-- begin --

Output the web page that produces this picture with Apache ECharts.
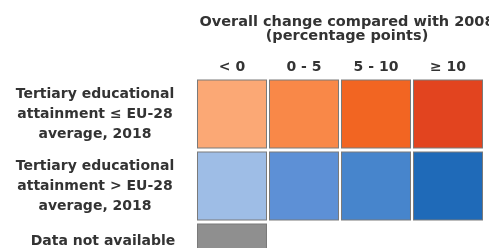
<!DOCTYPE html>
<html>
<head>
<meta charset="UTF-8">
<script src="https://cdn.jsdelivr.net/npm/echarts@6.0.0/dist/echarts.min.js"></script>
<style>
  html, body { margin: 0; padding: 0; background: #fff; }
  #chart { width: 489px; height: 248px; }
</style>
</head>
<body>
<div id="chart"></div>
<script>
// legend classes
const columns = ['< 0', '0 - 5', '5 - 10', '≥ 10'];
const rows = [
  'Tertiary educational\nattainment ≤ EU-28\naverage, 2018',
  'Tertiary educational\nattainment > EU-28\naverage, 2018',
  'Data not available'
];
const lowColors = ['#fba875', '#f98848', '#f26522', '#e2441f'];
const highColors = ['#9ebde6', '#5d90d6', '#4785cc', '#1f6ab8'];
const naColors = ['#8f8f8f'];

const font = 'DejaVu Sans';

const cells = [];
[lowColors, highColors, naColors].forEach((list, r) => {
  list.forEach((c, i) => {
    cells.push({ value: [i, r], itemStyle: { color: c } });
  });
});

const chart = echarts.init(document.getElementById('chart'));
chart.setOption({
  animation: false,
  title: {
    text: 'Overall change compared with 2008\n(percentage points)',
    left: 342,
    top: 10,
    textAlign: 'center',
    textStyle: {
      fontFamily: font, fontSize: 14.5, fontWeight: 'bold',
      color: '#333', lineHeight: 14, align: 'center'
    }
  },
  grid: { left: 196, top: 78, width: 288, height: 216, outerBoundsMode: 'none' },
  xAxis: {
    type: 'category',
    position: 'top',
    data: columns,
    axisLine: { show: false },
    axisTick: { show: false },
    splitLine: { show: false },
    axisLabel: {
      margin: 4,
      interval: 0,
      fontFamily: font, fontSize: 14, fontWeight: 'bold', color: '#333'
    }
  },
  yAxis: {
    type: 'category',
    inverse: true,
    data: rows,
    axisLine: { show: false },
    axisTick: { show: false },
    splitLine: { show: false },
    axisLabel: {
      margin: 101,
      interval: 0,
      hideOverlap: false,
      align: 'center',
      lineHeight: 20,
      fontFamily: font, fontSize: 14, fontWeight: 'bold', color: '#333',
      // the last label sits higher than its cell in the original
      formatter: (v, i) => i === 2 ? '{na|' + v + '}' : v,
      rich: {
        na: {
          fontFamily: font, fontSize: 14, fontWeight: 'bold', color: '#333',
          padding: [0, 0, 34, 16]
        }
      }
    }
  },
  series: [{
    type: 'scatter',
    symbol: 'rect',
    symbolSize: [69, 68],
    itemStyle: { borderColor: '#7a7a7a', borderWidth: 1, opacity: 1 },
    data: cells
  }]
});
</script>
</body>
</html>
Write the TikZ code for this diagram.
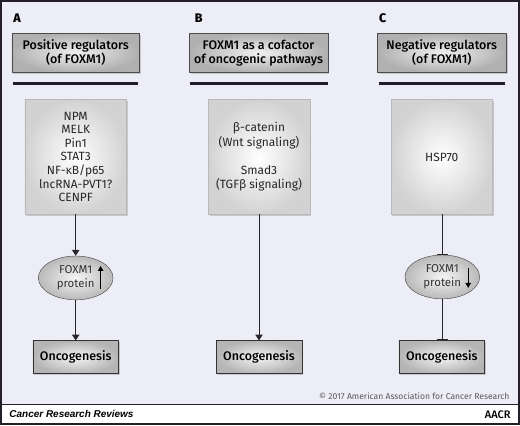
\documentclass[tikz,border=0pt]{standalone}
\usepackage{fontspec}
\setmainfont{Fira Sans}
\newfontfamily\hdfont{Fira Sans Medium}
\newfontfamily\footfont{Liberation Sans}
\usetikzlibrary{shapes.geometric,shadows,arrows.meta}
\definecolor{panelbg}{HTML}{EDEDF7}
\definecolor{frame}{HTML}{241E28}
\tikzset{
  shade/.style={drop shadow={shadow xshift=1.5pt,shadow yshift=-1.5pt,opacity=0.35}},
  header/.style={rectangle,draw=black!70,inner color=gray!12,outer color=gray!62,
    minimum height=39pt,align=center,shade,
    font=\hdfont\fontsize{12.5}{14}\selectfont},
  factors/.style={rectangle,draw=gray!55,inner color=white,outer color=gray!35,
    minimum width=102pt,minimum height=115pt,align=center,shade,
    font=\fontsize{12}{13.6}\selectfont,text=black!85},
  protein/.style={ellipse,draw=black!75,inner color=gray!8,outer color=gray!55,
    minimum width=75pt,minimum height=44pt,inner sep=0pt,align=center,
    font=\fontsize{11.5}{14}\selectfont,text=black!80},
  outcome/.style={rectangle,draw=black!80,inner color=gray!8,outer color=gray!58,
    minimum width=86pt,minimum height=33pt,shade,
    font=\hdfont\fontsize{12.5}{14}\selectfont},
  panel/.style={font=\hdfont\bfseries\fontsize{12.5}{13}\selectfont,anchor=west},
  activ/.style={draw=black!85,line width=1pt,-{Triangle[length=6pt,width=7.5pt]}},
  inhib/.style={draw=black!85,line width=1pt,-{Bar[width=11pt,line width=1pt]}},
  updown/.style={draw=black,line width=1.1pt,-{Triangle[length=5pt,width=5.5pt]}}
}
\begin{document}
\begin{tikzpicture}[x=1pt,y=-1pt]
  % panel, footer and frame
  \fill[panelbg] (0,0) rectangle (520,405);
  \fill[white] (0,405) rectangle (520,425);
  \draw[frame,line width=0.8pt] (0,405) -- (520,405);
  \draw[frame,line width=2pt] (0,0) rectangle (520,425);

  % panel letters
  \node[panel] (letA) at (9,17) {A};
  \node[panel] (letB) at (191,17) {B};
  \node[panel] (letC) at (376,17) {C};

  % headers and bars under them
  \node[header,minimum width=128pt] (hdA) at (75,52) {Positive regulators\\(of FOXM1)};
  \node[header,minimum width=139pt] (hdB) at (258.5,52) {FOXM1 as a cofactor\\of oncogenic pathways};
  \node[header,minimum width=129pt] (hdC) at (442.5,52) {Negative regulators\\(of FOXM1)};
  \foreach \x/\w in {75/63,259/69,442.5/63.5}{% one bar per column
    \draw[frame,line width=3pt] (\x-\w,83) -- (\x+\w,83);
  }

  % boxes of factors
  \node[factors] (facA) at (75,156.5) {NPM\\MELK\\Pin1\\STAT3\\NF-κB/p65\\lncRNA-PVT1?\\CENPF};
  \node[factors,font=\fontsize{12}{14.5}\selectfont] (facB) at (259,156.5)
    {β-catenin\\(Wnt signaling)\\[14pt]Smad3\\(TGFβ signaling)};
  \node[factors] (facC) at (442.5,156.5) {HSP70};

  % FOXM1 protein
  \node[protein] (protA) at (75,278) {FOXM1\\protein};
  \node[protein] (protC) at (443,277) {FOXM1\\protein};
  \draw[updown] ([xshift=25pt,yshift=-11pt]protA.center) -- ([xshift=25pt,yshift=12pt]protA.center);
  \draw[updown] ([xshift=26pt,yshift=9pt]protC.center) -- ([xshift=26pt,yshift=-11pt]protC.center);

  % oncogenesis
  \node[outcome] (oncA) at (75,357.5) {Oncogenesis};
  \node[outcome] (oncB) at (259,357.5) {Oncogenesis};
  \node[outcome] (oncC) at (442.5,357.5) {Oncogenesis};

  % connectors
  \draw[activ] (facA) -- (protA);
  \draw[activ] (protA) -- (oncA);
  \draw[activ] (facB) -- (oncB);
  \draw[inhib] (facC.south -| protC) -- (protC);
  \draw[inhib] (protC) -- (oncC.north -| protC);

  % credits
  \node[anchor=east,text=black!65,font=\fontsize{8.6}{10}\selectfont] (copy) at (514,397)
    {© 2017 American Association for Cancer Research};
  \node[anchor=west,font=\footfont\bfseries\itshape\fontsize{10}{11}\selectfont] (journal) at (5,415)
    {Cancer Research Reviews};
  \node[anchor=east,font=\hdfont\fontsize{11}{12}\selectfont] (aacr) at (515,415) {AACR};
\end{tikzpicture}
\end{document}
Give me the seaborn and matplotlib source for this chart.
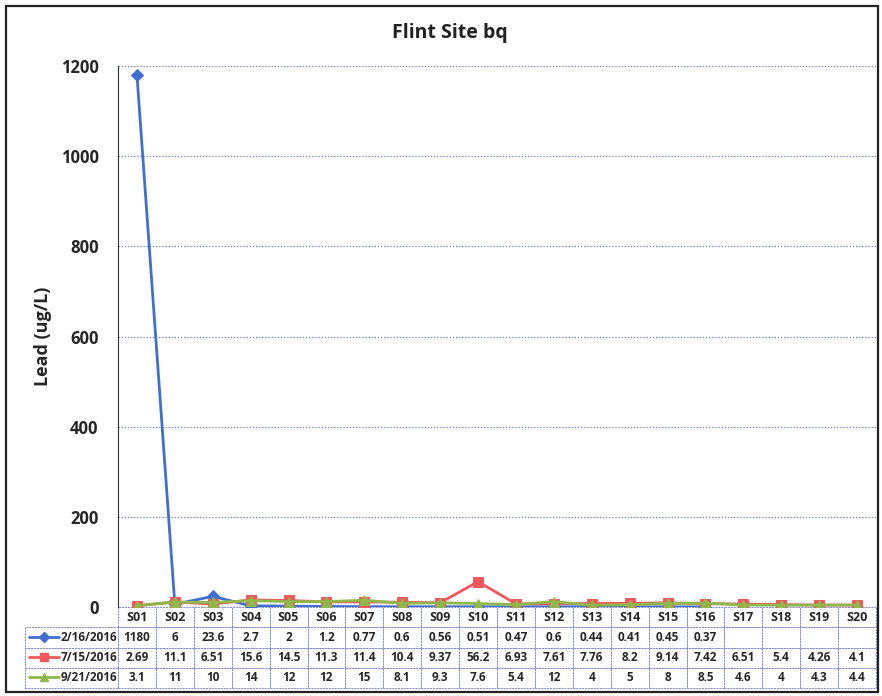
import numpy as np
import pandas as pd
import matplotlib
matplotlib.use("Agg")
import matplotlib.pyplot as plt
import seaborn as sns

# Sample sites and the three sampling dates
sites = ["S%02d" % i for i in range(1, 21)]
dates = ["2/16/2016", "7/15/2016", "9/21/2016"]

lead_feb = [1180, 6, 23.6, 2.7, 2, 1.2, 0.77, 0.6, 0.56, 0.51, 0.47, 0.6,
            0.44, 0.41, 0.45, 0.37, None, None, None, None]
lead_jul = [2.69, 11.1, 6.51, 15.6, 14.5, 11.3, 11.4, 10.4, 9.37, 56.2, 6.93,
            7.61, 7.76, 8.2, 9.14, 7.42, 6.51, 5.4, 4.26, 4.1]
lead_sep = [3.1, 11, 10, 14, 12, 12, 15, 8.1, 9.3, 7.6, 5.4, 12, 4, 5, 8,
            8.5, 4.6, 4, 4.3, 4.4]

series = [lead_feb, lead_jul, lead_sep]
colors = ["#3f6fcf", "#f0585c", "#8fb84a"]
markers = ["D", "s", "^"]

rows = []
for d, vals in zip(dates, series):
    for s, v in zip(sites, vals):
        rows.append({"Site": s, "Date": d, "Lead": v})
df = pd.DataFrame(rows)
df["x"] = df["Site"].map({s: i for i, s in enumerate(sites)})

sns.set_style("white")
plt.rcParams["font.family"] = ["Open Sans", "DejaVu Sans"]
plt.rcParams["font.weight"] = "bold"

W, H = 882, 696
fig = plt.figure(figsize=(W / 100, H / 100), dpi=100)

# outer chart frame
fig.patches.append(plt.Rectangle((6 / W, 1 - 692 / H), 872 / W, 686 / H,
                                 transform=fig.transFigure, fill=False,
                                 edgecolor="#222222", linewidth=1.6))

x0, x1, y0, y1 = 118, 876, 66, 607
ax = fig.add_axes([x0 / W, 1 - y1 / H, (x1 - x0) / W, (y1 - y0) / H])

for d, c, m in zip(dates, colors, markers):
    sub = df[df["Date"] == d].dropna()
    sns.lineplot(data=sub, x="x", y="Lead", ax=ax, color=c, marker=m,
                 markersize=7 if m != "D" else 6, markeredgecolor=c,
                 linewidth=2, legend=False, zorder=3)

ax.set_xlim(-0.5, len(sites) - 0.5)
ax.set_ylim(0, 1200)
ax.set_yticks(np.arange(0, 1201, 200))
ax.tick_params(axis="y", labelsize=12, length=0, pad=14)
ax.set_yticklabels([str(v) for v in range(0, 1201, 200)], fontweight="bold")
ax.set_xticks([])
ax.set_xlabel("")
ax.set_ylabel("Lead (ug/L)", fontsize=13, fontweight="bold", labelpad=6)
ax.grid(axis="y", color="#6a7fc8", linestyle=(0, (1, 1.5)), linewidth=0.9)
for side in ["top", "right"]:
    ax.spines[side].set_visible(False)
ax.spines["left"].set_color("#333333")
ax.spines["left"].set_linestyle((0, (1, 1)))
ax.spines["bottom"].set_visible(False)

fig.text(450 / W, 1 - 33 / H, "Flint Site bq", ha="center", va="center",
         fontsize=14, fontweight="bold", color="#222222")

# data table under the axis
def fmt(v):
    return "" if v is None else ("%g" % v)

cell_text = [[""] + sites]
for d, vals in zip(dates, series):
    cell_text.append([d] + [fmt(v) for v in vals])

tx0, ty1 = 25, 688
label_w = x0 - tx0
col_w = (x1 - x0) / len(sites)
widths = [label_w] + [col_w] * len(sites)
tot = sum(widths)
tbl = ax.table(cellText=cell_text, colWidths=[w / tot for w in widths],
               cellLoc="center",
               bbox=[(tx0 - x0) / (x1 - x0), -(ty1 - y1) / (y1 - y0),
                     (x1 - tx0) / (x1 - x0), (ty1 - y1) / (y1 - y0)])
tbl.auto_set_font_size(False)
tbl.set_fontsize(8.5)
for (r, c), cell in tbl.get_celld().items():
    cell.set_edgecolor("#7f86c9")
    cell.set_linewidth(0.7)
    cell.set_linestyle((0, (2, 1)))
    cell.get_text().set_fontweight("bold")
    if r == 0 and c == 0:
        cell.set_visible(False)
    if r == 0:
        cell.get_text().set_fontsize(9)
    if c == 0 and r > 0:
        cell.get_text().set_ha("right")
        cell._loc = "right"
        cell.PAD = 0.01

# legend keys in the row label cells
for i, (c, m) in enumerate(zip(colors, markers)):
    yc = 1 - (627 + 20 * i + 10) / H
    fig.add_artist(plt.Line2D([29 / W, 44 / W, 59 / W], [yc, yc, yc], color=c,
                              linewidth=2, marker=m, markevery=[1],
                              markersize=6 if m != "D" else 5,
                              transform=fig.transFigure))

fig.savefig("out.png", dpi=100)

-- end --

• Exercise directions: Lines from the one with "Give me the" through the one with "fig = plt.figure(figsize=(W" are the only ones to quote. Quote them exactly and leave out pictures.

• Worked solution:
Give me the seaborn and matplotlib source for this chart.
import numpy as np
import pandas as pd
import matplotlib
matplotlib.use("Agg")
import matplotlib.pyplot as plt
import seaborn as sns

# Sample sites and the three sampling dates
sites = ["S%02d" % i for i in range(1, 21)]
dates = ["2/16/2016", "7/15/2016", "9/21/2016"]

lead_feb = [1180, 6, 23.6, 2.7, 2, 1.2, 0.77, 0.6, 0.56, 0.51, 0.47, 0.6,
            0.44, 0.41, 0.45, 0.37, None, None, None, None]
lead_jul = [2.69, 11.1, 6.51, 15.6, 14.5, 11.3, 11.4, 10.4, 9.37, 56.2, 6.93,
            7.61, 7.76, 8.2, 9.14, 7.42, 6.51, 5.4, 4.26, 4.1]
lead_sep = [3.1, 11, 10, 14, 12, 12, 15, 8.1, 9.3, 7.6, 5.4, 12, 4, 5, 8,
            8.5, 4.6, 4, 4.3, 4.4]

series = [lead_feb, lead_jul, lead_sep]
colors = ["#3f6fcf", "#f0585c", "#8fb84a"]
markers = ["D", "s", "^"]

rows = []
for d, vals in zip(dates, series):
    for s, v in zip(sites, vals):
        rows.append({"Site": s, "Date": d, "Lead": v})
df = pd.DataFrame(rows)
df["x"] = df["Site"].map({s: i for i, s in enumerate(sites)})

sns.set_style("white")
plt.rcParams["font.family"] = ["Open Sans", "DejaVu Sans"]
plt.rcParams["font.weight"] = "bold"

W, H = 882, 696
fig = plt.figure(figsize=(W / 100, H / 100), dpi=100)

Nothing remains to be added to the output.